ENTRIES PROVIDED:
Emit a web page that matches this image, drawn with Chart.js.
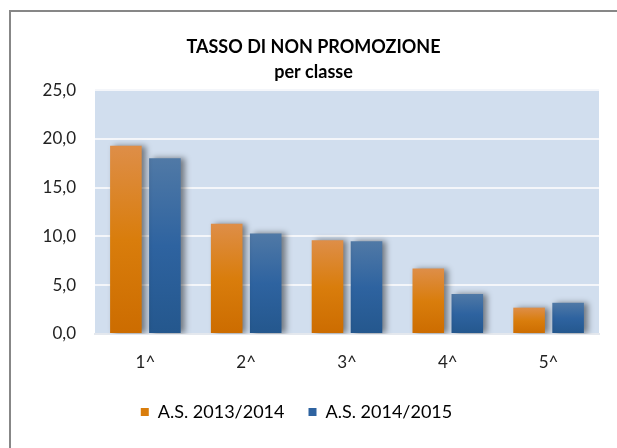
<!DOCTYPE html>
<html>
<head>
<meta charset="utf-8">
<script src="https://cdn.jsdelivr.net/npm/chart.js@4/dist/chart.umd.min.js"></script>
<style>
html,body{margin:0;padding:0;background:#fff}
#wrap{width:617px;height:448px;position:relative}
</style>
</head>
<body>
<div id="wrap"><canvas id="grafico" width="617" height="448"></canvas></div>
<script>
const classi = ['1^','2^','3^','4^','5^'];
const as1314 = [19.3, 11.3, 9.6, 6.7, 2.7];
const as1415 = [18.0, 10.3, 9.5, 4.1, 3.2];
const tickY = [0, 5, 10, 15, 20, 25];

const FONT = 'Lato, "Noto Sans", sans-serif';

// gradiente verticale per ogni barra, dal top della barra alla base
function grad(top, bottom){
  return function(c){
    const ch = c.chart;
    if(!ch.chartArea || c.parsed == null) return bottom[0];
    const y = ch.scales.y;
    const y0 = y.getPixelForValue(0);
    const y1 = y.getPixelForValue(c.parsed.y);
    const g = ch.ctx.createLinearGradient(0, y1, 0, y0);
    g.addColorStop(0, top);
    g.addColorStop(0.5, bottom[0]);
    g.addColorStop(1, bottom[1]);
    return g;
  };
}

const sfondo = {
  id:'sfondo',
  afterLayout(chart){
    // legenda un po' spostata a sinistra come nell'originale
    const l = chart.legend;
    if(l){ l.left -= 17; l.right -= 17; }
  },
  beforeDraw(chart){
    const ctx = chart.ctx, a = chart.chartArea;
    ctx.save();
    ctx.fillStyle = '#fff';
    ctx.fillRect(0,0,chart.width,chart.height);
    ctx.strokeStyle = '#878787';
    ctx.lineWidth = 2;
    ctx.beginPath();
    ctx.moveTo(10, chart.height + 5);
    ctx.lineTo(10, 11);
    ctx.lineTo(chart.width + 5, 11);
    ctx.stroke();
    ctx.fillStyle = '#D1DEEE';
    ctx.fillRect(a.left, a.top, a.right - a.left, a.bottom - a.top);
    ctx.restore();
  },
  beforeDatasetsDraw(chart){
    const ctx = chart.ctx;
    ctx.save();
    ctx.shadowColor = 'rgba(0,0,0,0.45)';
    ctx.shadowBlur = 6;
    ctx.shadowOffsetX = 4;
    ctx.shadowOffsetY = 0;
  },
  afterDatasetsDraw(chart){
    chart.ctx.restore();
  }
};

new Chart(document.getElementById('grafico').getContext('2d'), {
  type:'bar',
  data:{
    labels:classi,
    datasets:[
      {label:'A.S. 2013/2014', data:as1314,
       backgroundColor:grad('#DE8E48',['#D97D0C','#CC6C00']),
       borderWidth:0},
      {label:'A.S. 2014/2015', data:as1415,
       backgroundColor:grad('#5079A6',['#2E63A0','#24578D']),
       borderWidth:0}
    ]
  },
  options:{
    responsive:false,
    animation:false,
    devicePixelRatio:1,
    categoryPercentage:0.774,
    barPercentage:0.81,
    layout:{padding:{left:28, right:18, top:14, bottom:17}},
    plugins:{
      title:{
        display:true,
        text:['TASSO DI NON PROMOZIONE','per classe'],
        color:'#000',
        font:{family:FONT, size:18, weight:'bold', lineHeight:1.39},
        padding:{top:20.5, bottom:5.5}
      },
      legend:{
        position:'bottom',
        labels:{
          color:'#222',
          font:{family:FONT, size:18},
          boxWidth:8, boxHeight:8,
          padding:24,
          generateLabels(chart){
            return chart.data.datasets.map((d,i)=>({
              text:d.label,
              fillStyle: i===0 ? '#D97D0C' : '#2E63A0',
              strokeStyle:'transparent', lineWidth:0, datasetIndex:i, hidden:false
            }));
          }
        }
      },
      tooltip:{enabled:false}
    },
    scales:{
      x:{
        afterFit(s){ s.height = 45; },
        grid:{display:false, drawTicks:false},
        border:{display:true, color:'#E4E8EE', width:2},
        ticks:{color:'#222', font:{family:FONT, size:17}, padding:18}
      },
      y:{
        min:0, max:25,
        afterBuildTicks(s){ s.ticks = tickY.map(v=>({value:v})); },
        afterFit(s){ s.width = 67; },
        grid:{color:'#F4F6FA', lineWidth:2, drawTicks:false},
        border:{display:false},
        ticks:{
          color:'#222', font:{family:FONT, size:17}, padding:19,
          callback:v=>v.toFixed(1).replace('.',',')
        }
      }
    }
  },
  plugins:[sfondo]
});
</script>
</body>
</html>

* * *

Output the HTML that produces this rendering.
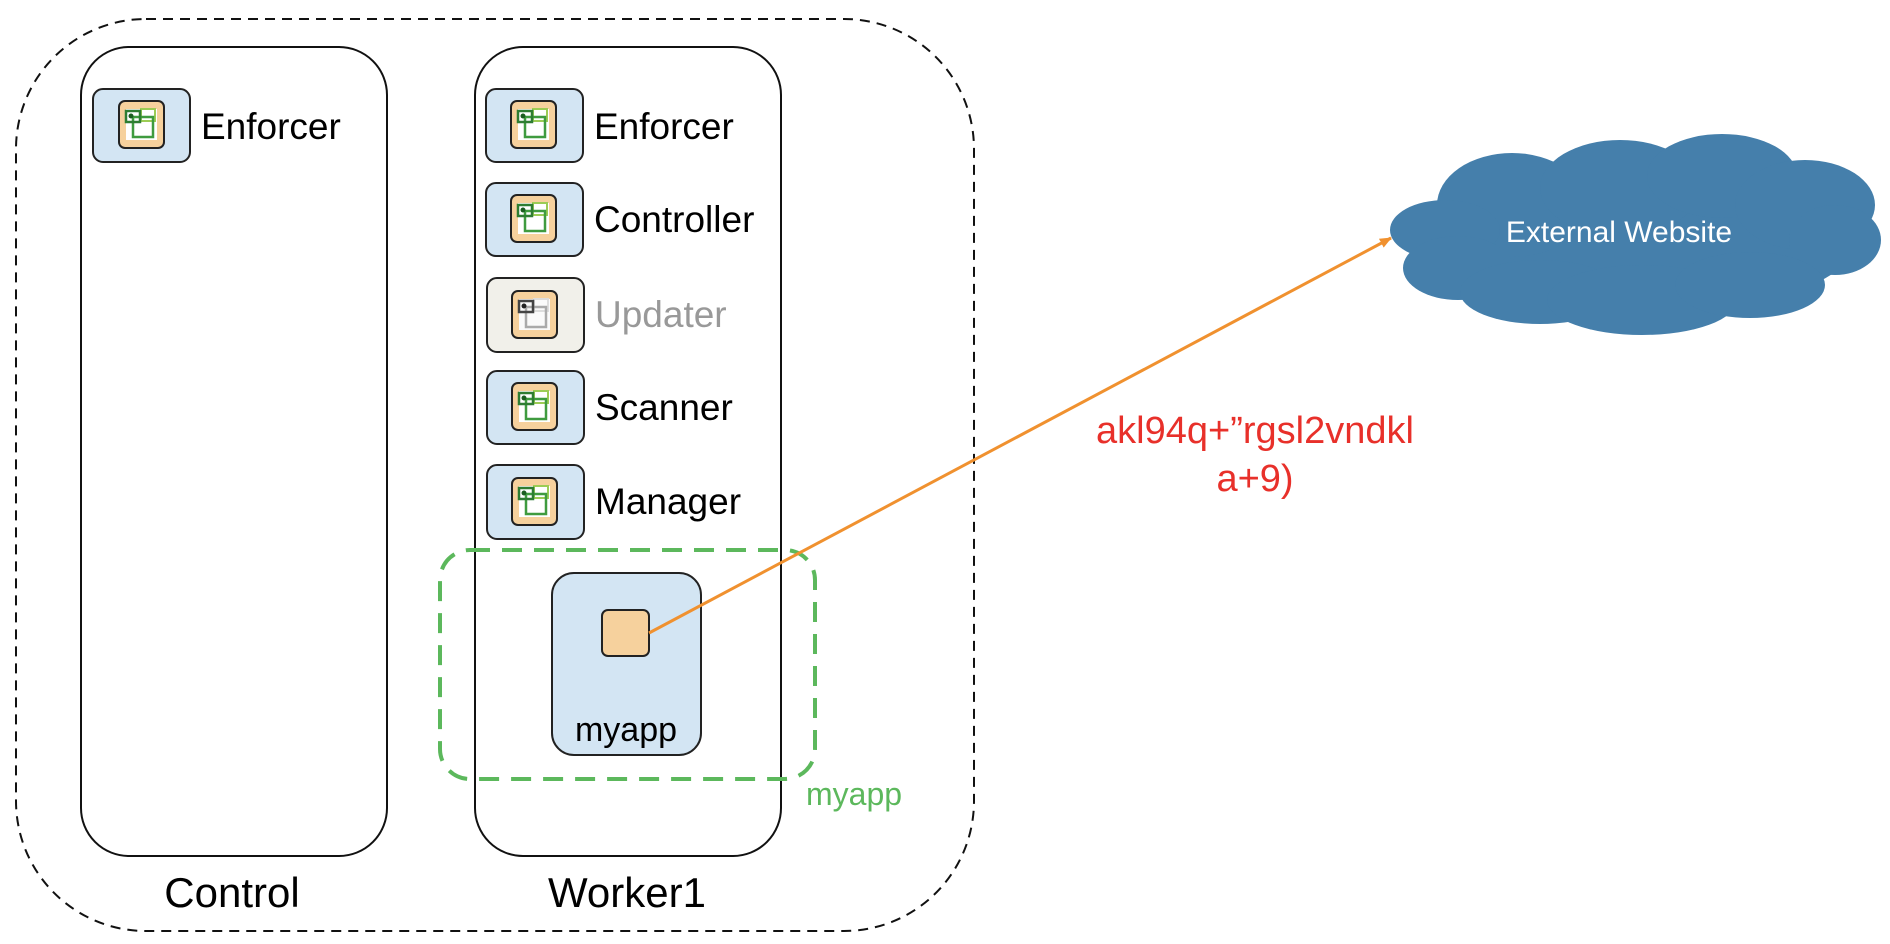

--

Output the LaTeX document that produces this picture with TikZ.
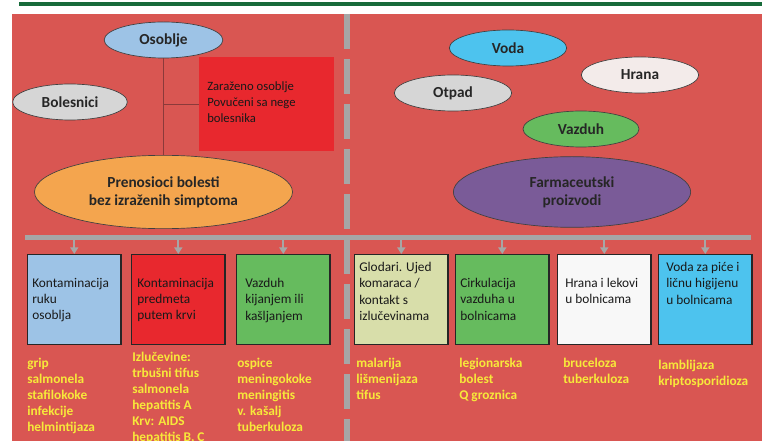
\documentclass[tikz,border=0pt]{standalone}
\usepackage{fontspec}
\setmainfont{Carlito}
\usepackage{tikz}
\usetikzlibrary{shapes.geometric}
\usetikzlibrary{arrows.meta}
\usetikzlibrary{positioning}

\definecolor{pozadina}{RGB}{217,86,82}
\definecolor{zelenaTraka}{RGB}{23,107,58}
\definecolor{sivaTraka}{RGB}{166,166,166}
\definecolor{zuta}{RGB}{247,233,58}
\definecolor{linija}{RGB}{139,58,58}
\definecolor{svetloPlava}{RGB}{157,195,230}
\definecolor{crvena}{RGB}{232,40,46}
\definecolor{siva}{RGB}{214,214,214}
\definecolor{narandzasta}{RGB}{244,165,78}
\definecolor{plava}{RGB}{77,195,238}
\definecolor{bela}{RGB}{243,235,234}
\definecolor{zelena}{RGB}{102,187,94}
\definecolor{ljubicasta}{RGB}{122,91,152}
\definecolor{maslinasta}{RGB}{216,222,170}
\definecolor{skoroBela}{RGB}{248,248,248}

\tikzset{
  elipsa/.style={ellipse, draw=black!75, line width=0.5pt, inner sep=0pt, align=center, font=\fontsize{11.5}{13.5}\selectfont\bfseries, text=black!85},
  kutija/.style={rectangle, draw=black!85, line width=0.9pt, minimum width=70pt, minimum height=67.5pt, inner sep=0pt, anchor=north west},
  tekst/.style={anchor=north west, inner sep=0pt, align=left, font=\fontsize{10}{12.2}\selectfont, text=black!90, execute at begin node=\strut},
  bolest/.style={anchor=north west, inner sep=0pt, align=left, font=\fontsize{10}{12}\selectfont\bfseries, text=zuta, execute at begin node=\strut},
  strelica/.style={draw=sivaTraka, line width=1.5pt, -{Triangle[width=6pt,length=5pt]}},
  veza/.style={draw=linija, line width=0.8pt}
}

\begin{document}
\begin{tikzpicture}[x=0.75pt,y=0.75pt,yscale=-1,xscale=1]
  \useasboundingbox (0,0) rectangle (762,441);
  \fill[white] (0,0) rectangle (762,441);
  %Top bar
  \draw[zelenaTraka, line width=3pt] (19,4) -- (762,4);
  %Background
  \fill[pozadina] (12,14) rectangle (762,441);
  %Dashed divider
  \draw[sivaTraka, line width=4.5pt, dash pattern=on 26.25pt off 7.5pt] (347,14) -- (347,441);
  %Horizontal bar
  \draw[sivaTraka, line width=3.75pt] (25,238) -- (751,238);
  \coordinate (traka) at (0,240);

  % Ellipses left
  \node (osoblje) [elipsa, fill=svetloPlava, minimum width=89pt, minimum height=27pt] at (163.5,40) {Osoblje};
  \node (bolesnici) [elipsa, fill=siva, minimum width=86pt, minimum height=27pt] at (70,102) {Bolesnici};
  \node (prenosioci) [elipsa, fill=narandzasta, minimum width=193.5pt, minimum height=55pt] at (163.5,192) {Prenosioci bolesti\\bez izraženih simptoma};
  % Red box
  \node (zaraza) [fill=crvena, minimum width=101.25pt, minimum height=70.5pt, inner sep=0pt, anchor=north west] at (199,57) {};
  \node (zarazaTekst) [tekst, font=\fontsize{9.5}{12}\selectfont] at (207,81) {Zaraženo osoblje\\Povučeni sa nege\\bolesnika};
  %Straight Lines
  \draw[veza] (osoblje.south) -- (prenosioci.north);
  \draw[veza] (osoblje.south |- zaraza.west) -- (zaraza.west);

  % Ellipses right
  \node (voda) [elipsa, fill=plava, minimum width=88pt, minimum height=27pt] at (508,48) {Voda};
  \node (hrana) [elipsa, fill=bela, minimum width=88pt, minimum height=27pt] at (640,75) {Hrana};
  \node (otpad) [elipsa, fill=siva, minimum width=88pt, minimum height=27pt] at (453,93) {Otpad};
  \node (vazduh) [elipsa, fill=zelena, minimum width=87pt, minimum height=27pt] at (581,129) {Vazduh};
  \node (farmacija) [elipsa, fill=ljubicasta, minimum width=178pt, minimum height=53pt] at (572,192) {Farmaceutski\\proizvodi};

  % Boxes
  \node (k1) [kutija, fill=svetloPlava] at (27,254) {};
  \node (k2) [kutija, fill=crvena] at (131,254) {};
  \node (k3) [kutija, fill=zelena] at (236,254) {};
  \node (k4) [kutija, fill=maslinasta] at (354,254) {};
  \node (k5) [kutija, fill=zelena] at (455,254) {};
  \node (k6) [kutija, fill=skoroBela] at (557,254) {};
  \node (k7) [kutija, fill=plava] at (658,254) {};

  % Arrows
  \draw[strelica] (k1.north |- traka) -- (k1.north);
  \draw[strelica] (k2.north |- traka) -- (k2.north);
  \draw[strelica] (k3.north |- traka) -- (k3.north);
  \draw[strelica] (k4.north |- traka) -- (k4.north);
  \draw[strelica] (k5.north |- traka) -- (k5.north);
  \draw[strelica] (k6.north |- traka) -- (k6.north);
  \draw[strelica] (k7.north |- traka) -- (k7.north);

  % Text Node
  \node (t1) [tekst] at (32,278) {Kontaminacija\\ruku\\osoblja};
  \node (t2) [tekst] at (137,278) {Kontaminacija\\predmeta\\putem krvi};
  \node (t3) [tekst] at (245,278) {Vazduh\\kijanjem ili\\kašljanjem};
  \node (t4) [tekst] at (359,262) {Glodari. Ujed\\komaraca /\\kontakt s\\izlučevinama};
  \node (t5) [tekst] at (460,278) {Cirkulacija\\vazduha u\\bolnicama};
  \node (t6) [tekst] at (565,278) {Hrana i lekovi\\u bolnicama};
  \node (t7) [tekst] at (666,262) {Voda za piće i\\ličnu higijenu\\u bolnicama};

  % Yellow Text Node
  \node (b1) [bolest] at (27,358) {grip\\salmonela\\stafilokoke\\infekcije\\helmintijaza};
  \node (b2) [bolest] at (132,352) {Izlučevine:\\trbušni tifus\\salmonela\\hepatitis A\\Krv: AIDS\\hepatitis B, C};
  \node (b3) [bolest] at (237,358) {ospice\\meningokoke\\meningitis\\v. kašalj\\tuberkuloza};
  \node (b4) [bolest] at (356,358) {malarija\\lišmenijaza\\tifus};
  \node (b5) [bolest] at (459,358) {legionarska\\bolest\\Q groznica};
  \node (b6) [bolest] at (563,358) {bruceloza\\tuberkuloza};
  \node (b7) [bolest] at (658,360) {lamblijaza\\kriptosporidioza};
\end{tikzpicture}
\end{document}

THE REQUEST: Copy all lines from the data that hold the word "produces".

TASK SOLUTION:
Output the HTML that produces this rendering.
Output the LaTeX document that produces this picture with TikZ.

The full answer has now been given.